Ни о чем подобном Максим Максимыч, разумеется, не думает. За него думает Лермонтов; он понимает униженное положение старика, и сочувствует ему, и читателя заставляет сочувствовать. А Максим Максимыч давно и прочно усвоил устои мира, в котором он живет. Штабс-капитан знает свое место и не идет к полковнику Н. искать Печорина.
Да, он знает свое место по отношению к полковнику. Но когда к нему в крепость был прислан молодой прапорщик, Максим Максимыч вел себя не как штабс-капитан, а как ч е л о в е к.
Мы помним, как он встретил низшего по чину: «Очень рад, очень рад... пожалуйста, зовите меня просто Максим Максимыч, и, пожалуйста, — к чему эта полная форма?»
Вот почему нам так обидно за старика: мы-то знаем, что он — человек, что он достоин уважении и любви... Где же Печорин? Почему он не спешит принести Максиму Максимычу свое уважение и свою любовь?
«Максим Максимыч сел за воротами на скамейку... Через час инвалид принес кипящий самовар и чайник.
Максим Максимыч, не хотите ли чаю? — закричал я ему в окно.
Благодарствуйте: что-то не хочется».
В этом простом разговоре нет, на первый взгляд, ничего примечательного. Но читатель, представляющий себе душевное состояние Максима Максимыча, понимает, чего стоил ему целый час ожидания. Старик сдержан: он ничем прямо не выдает своего волненья, но оно сквозит в коротком отказе нить чай и в молчаливом ожидании за воротами...
Печорин все не появляется, а Максим Максимыч уже исстрадался от ожидания. Отказавшись пить чай, он «минут через десять» все-таки оставил свой наблюдательный пост, «наскоро выхлебнул чашку, отказался от второй и ушел опять за ворота в каком-то беспокойстве...».

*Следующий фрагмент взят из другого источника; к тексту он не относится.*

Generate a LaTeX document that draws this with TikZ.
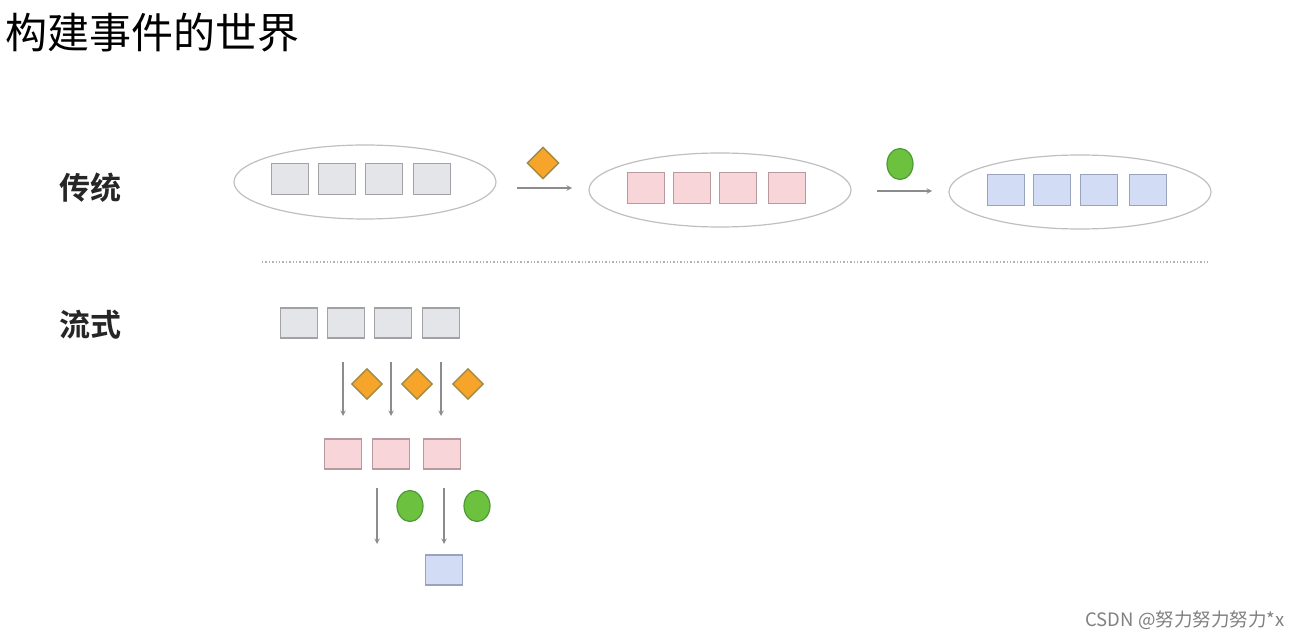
\documentclass[tikz,border=0pt]{standalone}
\usepackage{fontspec}
\newfontfamily\cjk{Noto Sans CJK SC}
\newfontfamily\cjkb{Noto Sans CJK SC Bold}
\setmainfont{Liberation Sans}
\usetikzlibrary{shapes.geometric}
\definecolor{gf}{HTML}{E4E5E9}\definecolor{gd}{HTML}{A2A2A6}
\definecolor{pf}{HTML}{F7D5D9}\definecolor{pd}{HTML}{B8999D}
\definecolor{bf}{HTML}{D3DCF5}\definecolor{bd}{HTML}{9AA3BE}
\definecolor{of}{HTML}{F7A52A}\definecolor{od}{HTML}{A08A45}
\definecolor{grf}{HTML}{6CC13E}\definecolor{grd}{HTML}{4C9A35}
\begin{document}
\begin{tikzpicture}[x=1pt,y=-1pt,
 sq/.style={draw=#1d,fill=#1f,line width=1.4pt,minimum width=37pt,minimum height=31pt,inner sep=0pt},
 ell/.style={draw=gray!50,line width=1.2pt,ellipse,minimum width=262pt,minimum height=74pt},
 dia/.style={draw=od,fill=of,line width=1.4pt,diamond,minimum width=32pt,minimum height=32pt,inner sep=0pt},
 dot/.style={draw=grd,fill=grf,line width=1.2pt,ellipse,minimum width=26pt,minimum height=31pt,inner sep=0pt},
 arr/.style={draw=gray!90,line width=1.4pt,-stealth},
 lab/.style={font=\cjkb\fontsize{31}{31}\selectfont,anchor=west,text=black!85}]
\useasboundingbox (0,0) rectangle (1296,639);
\node[font=\cjk\fontsize{42}{42}\selectfont,anchor=west] (title) at (2,33) {构建事件的世界};
\node[lab] (l1) at (56,188) {传统};
\node[lab] (l2) at (56,325) {流式};
\node[ell] (e1) at (365,182) {};
\node[ell] (e2) at (720,190) {};
\node[ell] (e3) at (1080,192) {};
\foreach \x [count=\i] in {290,337,384,432}{\node[sq=g] (a\i) at (\x,179) {};}
\foreach \x [count=\i] in {646,692,738,787}{\node[sq=p] (b\i) at (\x,188) {};}
\foreach \x [count=\i] in {1006,1052,1099,1148}{\node[sq=b] (c\i) at (\x,190) {};}
\coordinate (p1) at (517,188); \coordinate (q1) at (572,188);
\draw[arr] (p1) -- (q1);
\node[dia] (d0) at (543,163) {};
\coordinate (p2) at (877,191); \coordinate (q2) at (932,191);
\draw[arr] (p2) -- (q2);
\node[dot] (g0) at (900,164) {};
\coordinate (s1) at (262,262); \coordinate (s2) at (1208,262);
\draw[gray!60,line width=1.4pt,dotted] (s1) -- (s2);
\foreach \x [count=\i] in {299,346,393,441}{\node[sq=g,minimum height=30pt] (m\i) at (\x,323) {};}
\foreach \x [count=\i] in {343,391,441}{
  \coordinate (u\i) at (\x,362); \coordinate (v\i) at (\x,416);
  \draw[arr] (u\i) -- (v\i);}
\foreach \x [count=\i] in {367,417,468}{\node[dia,minimum width=31pt,minimum height=31pt] (d\i) at (\x,384) {};}
\foreach \x [count=\i] in {343,391,442}{\node[sq=p,minimum height=30pt] (n\i) at (\x,454) {};}
\foreach \x [count=\i] in {377,444}{
  \coordinate (w\i) at (\x,488); \coordinate (z\i) at (\x,544);
  \draw[arr] (w\i) -- (z\i);}
\foreach \x [count=\i] in {410,477}{\node[dot] (g\i) at (\x,506) {};}
\node[sq=b,minimum height=30pt] (k1) at (444,570) {};
\node[font=\cjk\fontsize{18.5}{18.5}\selectfont,text=gray,anchor=east] (wm) at (1288,620) {CSDN @努力努力努力*x};
\end{tikzpicture}
\end{document}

Он ждал Печорина до ночи; очень поздно он наконец лег, но «долго кашлял, плевал, ворочался...
Не клопы ли вас кусают? — спросил я.
Да, клопы...—отвечал ои, тяжело вздохнув».
Очень горько за старика. Ему и стыдно: похвастался, что Печорин «сейчас прибежит», а он не идет: и нетерпеливое желание увидеть человека, которого он так любил, все еще живо; и обида растет в нем, и беспокойство гложет: что же могло случиться, что могло задержать Печорина, уж не беда ли с ним стряслась?